Late in the third quarter, with the Giants clinging to a 13-6 lead over the Packers, Eli Manning faced a third-and-4 from his 43-yard line. As he took the snap and dropped back to throw, he spotted Victor Cruz down the right sideline.
Cruz was running between two Packers defenders, but Manning, undeterred by the coverage, fired the ball downfield and placed the pass in just the right spot for Cruz to make the catch. It was good for a 25-yard completion, and set the stage for the eventual winning touchdown in the Giants' 27-13 win.
It was the kind of pass that earlier in the season, given Manning's turnover problems, might have been picked off. But this time, it was thrown with the kind of confidence and authority that was more typical of Manning's stature as a two-time Super Bowl MVP.
"That was a big third down, a big play, a big conversion," Manning told me in the Giants' locker room on Wednesday. "I didn't get to step into the throw as well as I wanted to, but Victor made a good adjustment on the ball. It was a little tight , but it was a big play for us."

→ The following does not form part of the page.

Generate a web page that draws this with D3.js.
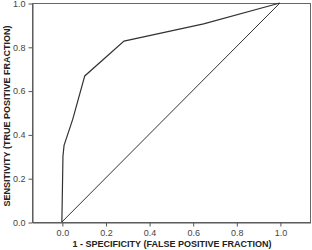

And it was another sign that Manning, who had 15 interceptions in the Giants' 0-6 early-season meltdown, was back to himself. While it may be too soon to make any definitive proclamation that Manning's interception problems are behind him, he really is starting to look more like the championship-caliber quarterback we've seen the previous six seasons.
The confidence is back. The interceptions aren't.
Since enduring the worst stretch of his career -- even worse than his rookie season in 2004 -- Manning has emerged from the epic slump a more careful quarterback. He has only two interceptions in his last four games, and one of them was solely the fault of wide receiver Louis Murphy Jr., who went the wrong way on a pattern against the Packers.
At 4-6 and back in the mix for the NFC East title, Manning is getting his game back just in time. And with a mammoth two-game stretch coming up against divisional opponents Dallas and Washington, Manning can't afford a return to his turnover-prone ways. Otherwise, the Giants are done.
"This is where we wanted to be four or five weeks ago, work ourselves back into the mix and have a chance to win this division," Manning said. "This is the next game. That's the way we've been dealing with it. One game at a time and this is the next one. This is a big one in the division."
The last time Manning faced the Cowboys was the beginning of his early-season swoon. He had three interceptions in a Week 1 loss in Dallas. His last pick, which caromed off running back Da'Rel Scott, was returned for a touchdown by cornerback Brandon Carr as the Giants were attempting a fourth-quarter comeback. Manning had no idea things would get as bad as they did, and he may have even resorted to superstition to break the streak. After a road loss to the Bears, in which Manning threw three interceptions and dropped the Giants to 0-6, he stopped shaving.
Manning won't say whether the beard is an outgrowth of his frustration. "I just think it looks great," he said.
On a more conventional note, one thing that's helped Manning in recent weeks is more of a reliance on shorter drops. Yes, there are still five- and seven-step drops for longer routes. But as a way to help an offensive line in transition because of injuries, offensive coordinator Kevin Gilbride has had Manning go to shorter drops.
"We've probably thrown a little more three-step passing game than in the past," he said. "We've been successful with it, had some good plays. We've done a good job of just doing some new things, some new concepts and they've worked well."
One big advantage of the three-step drops: It often negates opposing teams' pass rush because the ball gets out of Manning's hands more quickly.
"The ball's going to get out a little faster," he said. "You go three-step and you hit guys on slants, you hit guys running, you can still get big plays. You can get 20-yard gains. Just trying to mix it in just to slow down the pass rushers. Defensive linemen sometimes get annoyed when they're rushing hard and the ball is getting out before they can get back there."
Whatever the case, Manning looks like a much better quarterback than he did during the Giants' mind-numbingly bad start.
"He looks a little more comfortable in the pocket," Cruz said. "He's reading the defenses very well, and I think the numbers are better and we're catching the ball and we're making some big plays as of late."
Manning's third-down throw to Cruz was the latest evidence.
"That's kind of one of those Eli throws we're used to seeing him make and one of those throws he's accustomed to making week in and week out," Cruz said. "It's been a progression this year trying to get that ball to us. It's just a matter of trust that he's beginning to grow more and more of in his receivers. He trusts we're going to be there when we need to be and do the right things and make the right adjustments when we need to make them."
More big plays ahead? Manning certainly hopes so. It may be the only way the Giants climb out of the 0-6 crater they created to start the season.